Dashboard Forums Free Case Briefs Borden’s Farm Products Co., Inc. v. Ten Eyck 297 U.S. 251 (1936)

  • Borden’s Farm Products Co., Inc. v. Ten Eyck 297 U.S. 251 (1936)

    Posted by Free Case Briefs by Studicata on December 20, 2022 at 11:43 pm

    Get Borden’s Farm Products Co., Inc. v. Ten Eyck 297 U.S. 251 (1936), case summary, facts, issues, holdings, and reasonings for free below.

    Summary

    In this Supreme Court decision, the appellant (plaintiff) argued that a provision in the Milk Control Law of 1933, which allowed milk dealers without well-advertised trade names to sell milk to stores at a lower price than dealers with well-advertised trade names, was a violation of their rights guaranteed by the Fourteenth Amendment of the US Constitution. The appellees (defendants) argued that the provision was temporary in nature and intended to relieve a temporary economic situation and prevent the monopoly of the milk industry by well-advertised dealers.

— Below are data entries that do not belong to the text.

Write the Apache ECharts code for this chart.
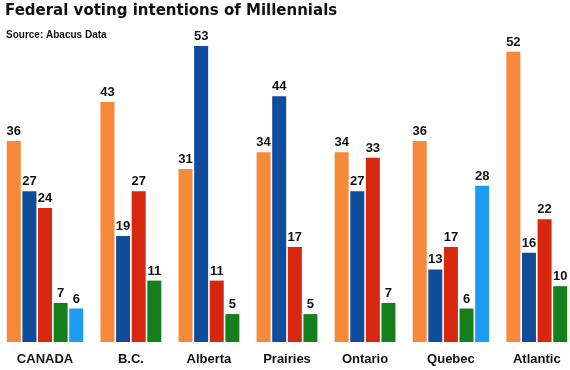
<!DOCTYPE html>
<html><head><meta charset="utf-8">
<script src="https://cdn.jsdelivr.net/npm/echarts@6/dist/echarts.min.js"></script>
<style>html,body{margin:0;padding:0;background:#fff}#c{width:570px;height:370px}</style>
</head><body><div id="c"></div>
<script>
const categories = ['CANADA', 'B.C.', 'Alberta', 'Prairies', 'Ontario', 'Quebec', 'Atlantic'];
const liberal      = [36, 43, 31, 34, 34, 36, 52];
const conservative = [27, 19, 53, 44, 27, 13, 16];
const ndp          = [24, 27, 11, 17, 33, 17, 22];
const green        = [7, 11, 5, 5, 7, 6, 10];
const bloc         = [6, null, null, null, null, 28, null];

const partySeries = [
  {name: 'Liberal', values: liberal, color: '#F7893A'},
  {name: 'Conservative', values: conservative, color: '#0F4C9B'},
  {name: 'NDP', values: ndp, color: '#D8270F'},
  {name: 'Green', values: green, color: '#157F1E'},
  {name: 'Bloc', values: bloc, color: '#1E9CF4'}
];

// assign slot positions: consecutive bars per region, one empty slot between regions
const seriesData = partySeries.map(() => []);
const groupCenters = [];
let slot = 0;
categories.forEach((cat, i) => {
  const start = slot;
  partySeries.forEach((p, k) => {
    const v = p.values[i];
    if (v !== null && v !== undefined) {
      seriesData[k].push([slot + 0.5, v]);
      slot++;
    }
  });
  groupCenters.push((start + slot) / 2);
  slot++;
});
const totalSlots = slot - 1;

const chart = echarts.init(document.getElementById('c'), null, {renderer: 'canvas'});
const sans = '"Liberation Sans", Arial, sans-serif';
chart.setOption({
  animation: false,
  backgroundColor: '#ffffff',
  title: [
    {text: 'Federal voting intentions of Millennials', left: 5, top: 4, padding: 0,
     textStyle: {fontFamily: '"DejaVu Sans", sans-serif', fontWeight: 'bold', fontSize: 15, color: '#111'}},
    {text: 'Source: Abacus Data', left: 6, top: 30, padding: 0,
     textStyle: {fontFamily: sans, fontWeight: 'bold', fontSize: 10, color: '#111'}}
  ],
  grid: {left: 6, right: 2, top: 7, bottom: 28},
  xAxis: {
    type: 'value', min: 0, max: totalSlots,
    splitLine: {show: false}, axisLine: {show: false}, axisTick: {show: false},
    axisLabel: {
      customValues: groupCenters,
      formatter: (v) => { const i = groupCenters.findIndex(c => Math.abs(c - v) < 1e-6); return i >= 0 ? categories[i] : ''; },
      margin: 11, fontFamily: sans, fontWeight: 'bold', fontSize: 13, color: '#111'
    }
  },
  yAxis: {type: 'value', min: 0, max: 60, show: false, splitLine: {show: false}},
  series: partySeries.map((p, k) => ({
    type: 'bar', name: p.name, data: seriesData[k], barWidth: 14, barGap: '-100%',
    itemStyle: {color: p.color},
    label: {show: true, position: 'top', distance: 3, fontFamily: sans, fontWeight: 'bold', fontSize: 13, color: '#111',
            formatter: (d) => d.value[1]}
  }))
});
</script></body></html>
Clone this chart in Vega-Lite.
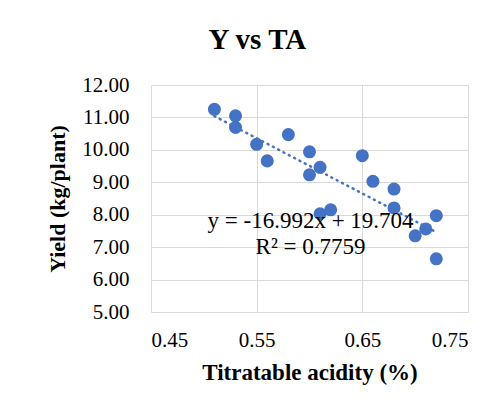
{
  "$schema": "https://vega.github.io/schema/vega-lite/v6.json",
  "autosize": "none",
  "width": 317,
  "height": 227,
  "padding": {"left": 151, "top": 85, "right": 30, "bottom": 105},
  "background": "white",
  "title": {
    "text": "Y vs TA",
    "font": "Liberation Serif",
    "fontSize": 29,
    "fontWeight": "bold",
    "color": "black",
    "anchor": "middle",
    "frame": "bounds",
    "offset": 19
  },
  "datasets": {
    "pts": [
      {"ta": 0.51, "yield": 11.25},
      {"ta": 0.53, "yield": 11.05},
      {"ta": 0.53, "yield": 10.69},
      {"ta": 0.55, "yield": 10.17},
      {"ta": 0.56, "yield": 9.66},
      {"ta": 0.58, "yield": 10.47},
      {"ta": 0.60, "yield": 9.94},
      {"ta": 0.60, "yield": 9.23},
      {"ta": 0.61, "yield": 9.46},
      {"ta": 0.61, "yield": 8.03},
      {"ta": 0.62, "yield": 8.15},
      {"ta": 0.65, "yield": 9.82},
      {"ta": 0.66, "yield": 9.03},
      {"ta": 0.68, "yield": 8.79},
      {"ta": 0.68, "yield": 8.21},
      {"ta": 0.70, "yield": 7.35},
      {"ta": 0.71, "yield": 7.56},
      {"ta": 0.72, "yield": 7.97},
      {"ta": 0.72, "yield": 6.64}
    ],
    "notes": [
      {"ta": 0.601, "yield": 7.81, "label": "y = -16.992x + 19.704"},
      {"ta": 0.601, "yield": 7.01, "label": "R² = 0.7759"}
    ]
  },
  "encoding": {
    "x": {
      "field": "ta",
      "type": "quantitative",
      "scale": {"domain": [0.45, 0.75], "nice": false, "zero": false},
      "axis": {"values": [0.45, 0.55, 0.65, 0.75], "format": ".2f", "title": "Titratable acidity (%)", "labelPadding": 17, "titlePadding": 11, "titleFontSize": 23}
    },
    "y": {
      "field": "yield",
      "type": "quantitative",
      "scale": {"domain": [5, 12], "nice": false, "zero": false},
      "axis": {"values": [5, 6, 7, 8, 9, 10, 11, 12], "tickCount": 8, "format": ".2f", "title": "Yield (kg/plant)", "labelPadding": 22, "titlePadding": 12, "titleFontSize": 22, "labelOverlap": false}
    }
  },
  "layer": [
    {
      "data": {"name": "pts"},
      "transform": [{"regression": "yield", "on": "ta", "method": "linear"}],
      "mark": {"type": "line", "color": "#4472C4", "strokeWidth": 2.5, "strokeDash": [1, 5], "strokeCap": "round"}
    },
    {
      "data": {"name": "pts"},
      "mark": {"type": "circle", "size": 170, "color": "#4472C4", "opacity": 1}
    },
    {
      "data": {"name": "notes"},
      "mark": {"type": "text", "font": "Liberation Serif", "fontSize": 23, "color": "#000000", "align": "center", "baseline": "middle"},
      "encoding": {
        "text": {"field": "label"}
      }
    }
  ],
  "config": {
    "view": {"stroke": null},
    "axis": {
      "domain": false,
      "ticks": false,
      "grid": true,
      "gridColor": "#d9d9d9",
      "gridWidth": 1,
      "labelFont": "Liberation Serif",
      "labelFontSize": 21,
      "labelColor": "#000000",
      "labelOverlap": false,
      "labelBound": false,
      "titleFont": "Liberation Serif",
      "titleFontWeight": "bold",
      "titleColor": "#000000"
    }
  }
}
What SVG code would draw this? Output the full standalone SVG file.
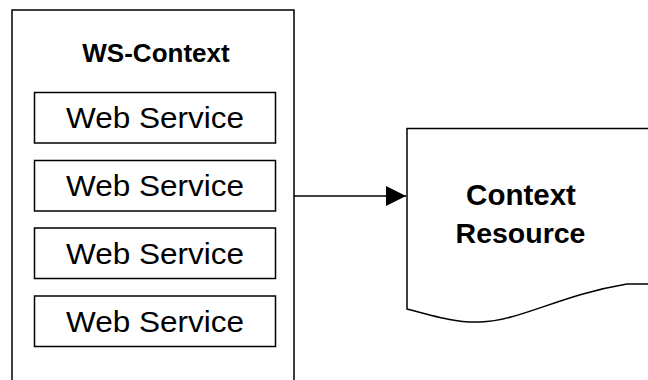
<svg xmlns="http://www.w3.org/2000/svg" width="648" height="380" viewBox="0 0 648 380">
<style>
.ln{fill:none;stroke:#000;stroke-width:1.5}
.box{fill:#fff;stroke:#000;stroke-width:1.5}
.ws{font-family:"Liberation Sans",Arial,sans-serif;font-size:30px;fill:#000;text-anchor:middle}
.b{font-family:"Liberation Sans",Arial,sans-serif;font-weight:bold;fill:#000;text-anchor:middle}
</style>
<defs>
<marker id="ah" markerWidth="20" markerHeight="20" refX="20" refY="10" orient="auto" markerUnits="userSpaceOnUse">
<path d="M0,0 L20,10 L0,20 Z" fill="#000"/>
</marker>
</defs>
<g id="ws-context">
<path class="ln" d="M12,381 L12,10 L294,10 L294,381"/>
<text class="b" x="156" y="62" font-size="26">WS-Context</text>
</g>
<g id="ws1"><rect class="box" x="34.5" y="92.5" width="241" height="50.5"/><text class="ws" x="155" y="128" textLength="178" lengthAdjust="spacingAndGlyphs">Web Service</text></g>
<g id="ws2"><rect class="box" x="34.5" y="160.5" width="241" height="50.5"/><text class="ws" x="155" y="196" textLength="178" lengthAdjust="spacingAndGlyphs">Web Service</text></g>
<g id="ws3"><rect class="box" x="34.5" y="228" width="241" height="50.5"/><text class="ws" x="155" y="263.5" textLength="178" lengthAdjust="spacingAndGlyphs">Web Service</text></g>
<g id="ws4"><rect class="box" x="34.5" y="296" width="241" height="50.5"/><text class="ws" x="155" y="331.5" textLength="178" lengthAdjust="spacingAndGlyphs">Web Service</text></g>
<g id="context-resource">
<path class="ln" d="M650,128.5 L407,128.5 L407,309 C440,318 460,323 480,322 C520,321 560,295 627,284 L650,284"/>
<text class="b" x="521" y="205" font-size="29.5">Context</text>
<text class="b" x="520.5" y="242.5" font-size="28.5">Resource</text>
</g>
<g id="connectors">
<line class="ln" x1="294" y1="196" x2="406" y2="196" marker-end="url(#ah)"/>
</g>
</svg>
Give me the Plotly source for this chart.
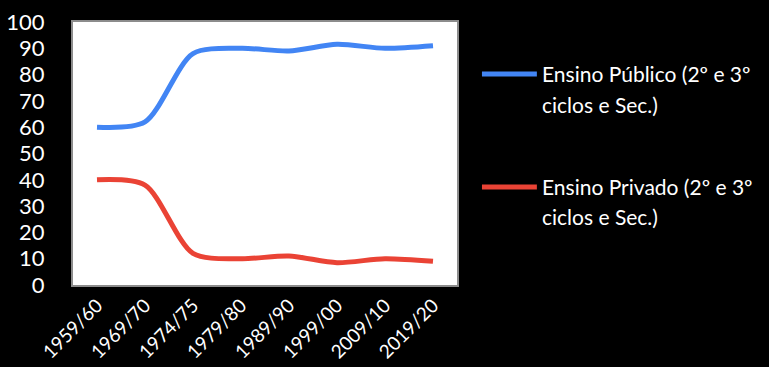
import plotly.graph_objs as go

# dados
anos = ["1959/60", "1969/70", "1974/75", "1979/80", "1989/90", "1999/00", "2009/10", "2019/20"]
publico = [60, 62, 88, 90, 89, 91.5, 90, 91]
privado = [40, 38, 12, 10, 11, 8.5, 10, 9]
nomes = ["Ensino Público (2º e 3º", "ciclos e Sec.)", "Ensino Privado (2º e 3º", "ciclos e Sec.)"]

AZUL = "#4285F4"
VERMELHO = "#EA4335"
FONTE = "Lato, Open Sans, sans-serif"

fig = go.Figure()
fig.add_trace(go.Scatter(x=anos, y=publico, mode="lines",
                         line={"color": AZUL, "width": 5, "shape": "spline", "smoothing": 0.8}))
fig.add_trace(go.Scatter(x=anos, y=privado, mode="lines",
                         line={"color": VERMELHO, "width": 5, "shape": "spline", "smoothing": 0.8}))

# legenda desenhada à mão (linha mais longa que a do plotly)
for cor, y_linha in [(AZUL, 0.802), (VERMELHO, 0.373)]:
    fig.add_shape(type="line", xref="paper", yref="paper", x0=1.065, x1=1.208, y0=y_linha, y1=y_linha,
                  line={"color": cor, "width": 5})
idx = 0
for y_t in [0.805, 0.685, 0.376, 0.260]:
    fig.add_annotation(xref="paper", yref="paper", x=1.216, y=y_t, text=nomes[idx], showarrow=False,
                       xanchor="left", yanchor="middle",
                       font={"color": "white", "size": 21, "family": FONTE})
    idx += 1

fig.update_layout(
    width=769, height=367,
    margin={"l": 73, "r": 312, "t": 22, "b": 82},
    paper_bgcolor="black", plot_bgcolor="white",
    showlegend=False,
    font={"color": "white", "family": FONTE},
    xaxis={"showgrid": False, "tickangle": -45, "tickfont": {"size": 19}, "range": [-0.5, 7.5],
           "automargin": False,
           "linecolor": "#8c8c8c", "linewidth": 2, "mirror": True, "ticks": ""},
    yaxis={"range": [0, 100], "dtick": 10, "showgrid": False, "zeroline": False, "automargin": False,
           "tickfont": {"size": 22}, "ticklabelstandoff": 22,
           "linecolor": "#8c8c8c", "linewidth": 2, "mirror": True, "ticks": ""},
)

fig.write_html("out.html", config={"displayModeBar": False},
               post_script="document.body.style.margin='0';document.body.style.background='black';")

    After the case was remanded to the District Court and a master took findings of fact and made recommendations, the District Court accepted the master’s findings and dismissed the case on the merits. The appellant appealed this decision to the Supreme Court.

    In its opinion, the Supreme Court held that the provision in the Milk Control Law was constitutional and did not violate the appellant’s rights under the Fourteenth Amendment. The Court based its holding on the fact that the provision was temporary in nature and was intended to address a specific economic situation. The Court also found that the provision did not unduly burden the appellant or unfairly discriminate against it. The Court further noted that the provision was rationally related to the stated goal of the Milk Control Law, which was to stabilize the milk industry and protect the public from excessive prices.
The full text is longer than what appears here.